Algorithms from zero
Graphs: multiple-choice review
Six questions that cut across the whole unit. Each one picks the algorithm or representation a problem actually demands — not a definition to recite, but a modeling decision to defend.
Confirm you can connect representation choice, traversal order, ordering, weighted shortest paths, and dynamic connectivity — the synthesis the eight lessons built toward.
A social graph has 50 million users and ~200 friendships each (so E is roughly 5 billion directed entries, far below V squared). The hot operation is 'iterate a user's friends'. Which representation, and why?
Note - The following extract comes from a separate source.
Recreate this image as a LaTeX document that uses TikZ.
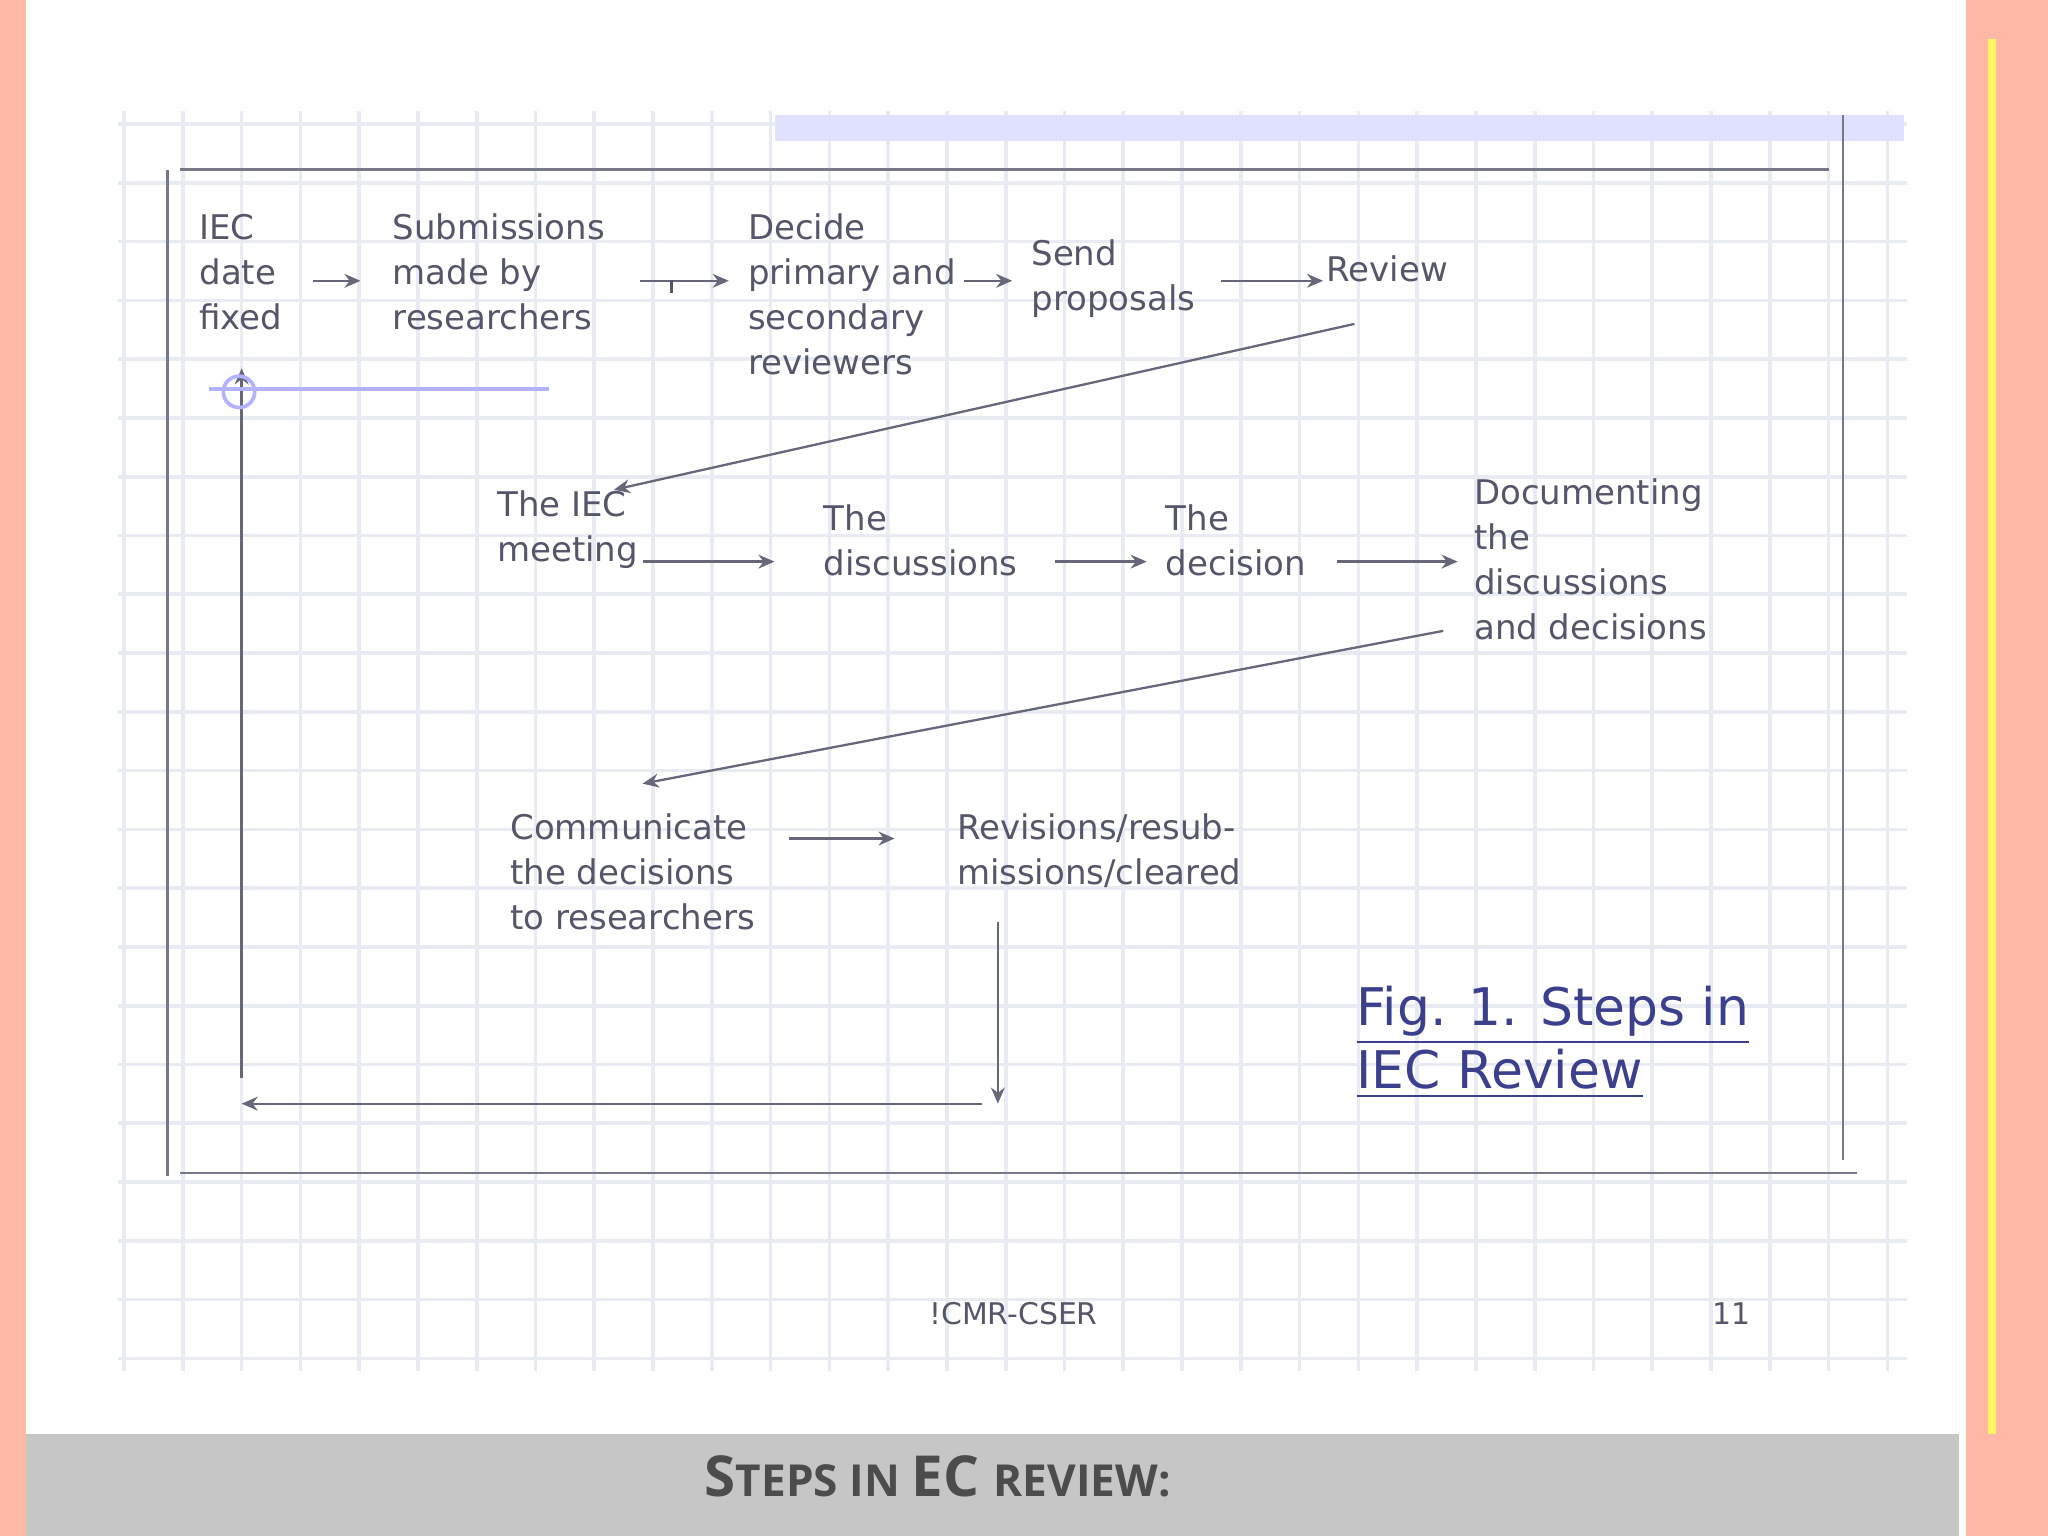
\documentclass[tikz,border=0pt]{standalone}
\usepackage{fontspec}
\setmainfont{DejaVu Sans}
\newfontfamily\titlefont{Open Sans}
\usetikzlibrary{arrows.meta}
\definecolor{txt}{HTML}{55566A}
\definecolor{gridc}{HTML}{E8EBF1}
\definecolor{figc}{HTML}{3C3F8C}
\tikzset{
  lbl/.style={anchor=north west,align=left,inner sep=0pt,text=txt,font=\fontsize{7.4}{9.8}\selectfont},
  arr/.style={draw=txt!90,line width=0.5pt,-{Stealth[length=3.5pt,width=3pt]}},
  frm/.style={draw=txt!80,line width=0.6pt}
}
\begin{document}
\begin{tikzpicture}[x=0.01cm,y=-0.01cm]
\useasboundingbox (0,0) rectangle (1568,1176);
\fill[white] (0,0) rectangle (1568,1176);
% side strips
\fill[orange!40!red!35] (0,0) rectangle (20,1176);
\fill[orange!40!red!35] (1505,0) rectangle (1568,1176);
\fill[yellow!60] (1522,30) rectangle (1528,1098);
\fill[white] (20,0) rectangle (1500,1098);
% grid
\foreach \x in {95,140,...,1460} \draw[gridc,line width=0.8pt] (\x,85) -- (\x,1050);
\foreach \y in {95,140,...,1050} \draw[gridc,line width=0.8pt] (90,\y) -- (1460,\y);
\fill[blue!12] (593,88) rectangle (1458,108);
% frame
\draw[frm] (138,130) -- (1400,130);
\draw[frm] (128,130) -- (128,900);
\draw[frm] (1411,88) -- (1411,888);
\draw[frm] (138,898) -- (1422,898);
% nodes
\node[lbl] (n1) at (152,163) {IEC\\date\\fixed};
\node[lbl] (n2) at (300,163) {Submissions\\made by\\researchers};
\node[lbl] (n3) at (572,163) {Decide\\primary and\\secondary\\reviewers};
\node[lbl] (n4) at (789,183) {Send\\proposals};
\node[lbl] (n5) at (1015,195) {Review};
\node[lbl] (n6) at (380,375) {The IEC\\meeting};
\node[lbl] (n7) at (630,386) {The\\discussions};
\node[lbl] (n8) at (892,386) {The\\decision};
\node[lbl] (n9) at (1128,366) {Documenting\\the\\discussions\\and decisions};
\node[lbl] (n10) at (390,622) {Communicate\\the decisions\\to researchers};
\node[lbl] (n11) at (732,622) {Revisions/resub-\\missions/cleared};
\node[anchor=north west,align=left,inner sep=0pt,text=figc,font=\fontsize{11.3}{13.8}\selectfont] (fig) at (1038,754) {\underline{Fig. 1. Steps in}\\\underline{IEC Review}};
\node[text=txt,font=\fontsize{6.5}{8}\selectfont] (ft) at (776,1006) {!CMR-CSER};
\node[text=txt,font=\fontsize{6.5}{8}\selectfont] (pg) at (1326,1006) {11};
% connectors
\coordinate (a1) at (240,215); \coordinate (b1) at (276,215);
\coordinate (a2) at (490,215); \coordinate (b2) at (558,215);
\coordinate (a3) at (738,215); \coordinate (b3) at (775,215);
\coordinate (a4) at (935,215); \coordinate (b4) at (1013,215);
\coordinate (a5) at (1037,248); \coordinate (b5) at (470,375);
\coordinate (a6) at (492,430); \coordinate (b6) at (593,430);
\coordinate (a7) at (808,430); \coordinate (b7) at (878,430);
\coordinate (a8) at (1024,430); \coordinate (b8) at (1116,430);
\coordinate (a9) at (1105,483); \coordinate (b9) at (492,600);
\coordinate (a10) at (604,642); \coordinate (b10) at (685,642);
\coordinate (c1) at (764,706); \coordinate (c2) at (764,845);
\coordinate (c3) at (752,845); \coordinate (c4) at (185,845);
\coordinate (c5) at (185,825); \coordinate (c6) at (185,282);
\foreach \a/\b in {a1/b1,a2/b2,a3/b3,a4/b4,a5/b5,a6/b6,a7/b7,a8/b8,a9/b9,a10/b10,c1/c2,c3/c4,c5/c6}
  \draw[arr] (\a) -- (\b);
\draw[txt,line width=0.6pt] (514,214) -- (514,224);
\draw[blue!30,line width=0.8pt] (160,298) -- (420,298);
\draw[blue!30,line width=0.8pt] (183,300) circle (12);
% bottom bar
\fill[gray!45] (20,1098) rectangle (1500,1176);
\node[text=black!70,font=\titlefont\bfseries\fontsize{12.3}{14}\selectfont] (title) at (718,1130) {S\fontsize{9.6}{11}\selectfont TEPS IN \fontsize{12.3}{14}\selectfont EC \fontsize{9.6}{11}\selectfont REVIEW:};
\end{tikzpicture}
\end{document}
You must find the route between two map locations with the fewest road segments, ignoring distance. You only need hop count. Which algorithm is the right first reach, and what makes it correct?
A build system runs Kahn's algorithm over its dependency DAG and the output order lists only 18 of the 20 build targets. What does that tell you?
A pricing graph has some edges that represent refunds (negative cost). An engineer runs Dijkstra and gets answers that are sometimes too high. Why, and what is the fix?
Edges arrive one at a time over a stream, and after each edge you must answer 'are u and v in the same component yet?' instantly. Which structure fits, and why is re-running BFS the wrong choice?
A teammate claims their union-find is O(1) per operation because they added path compression. What is the precise complexity, and what is missing or overstated?
The unit’s through-line is one modeling decision tree: pick the representation by density (list for sparse, matrix for dense or O(1) edge lookup); pick the traversal by what you need (BFS for fewest-edge paths and levels, DFS for depth and cycle structure); add weights and BFS yields to Dijkstra — but only with non-negative edges, else Bellman-Ford. Topological sort orders a DAG and detects cycles for free, and union-find answers dynamic connectivity in amortized O(alpha(n)) where re-running BFS would be wasteful. Match the algorithm to the problem’s shape before writing a line of code.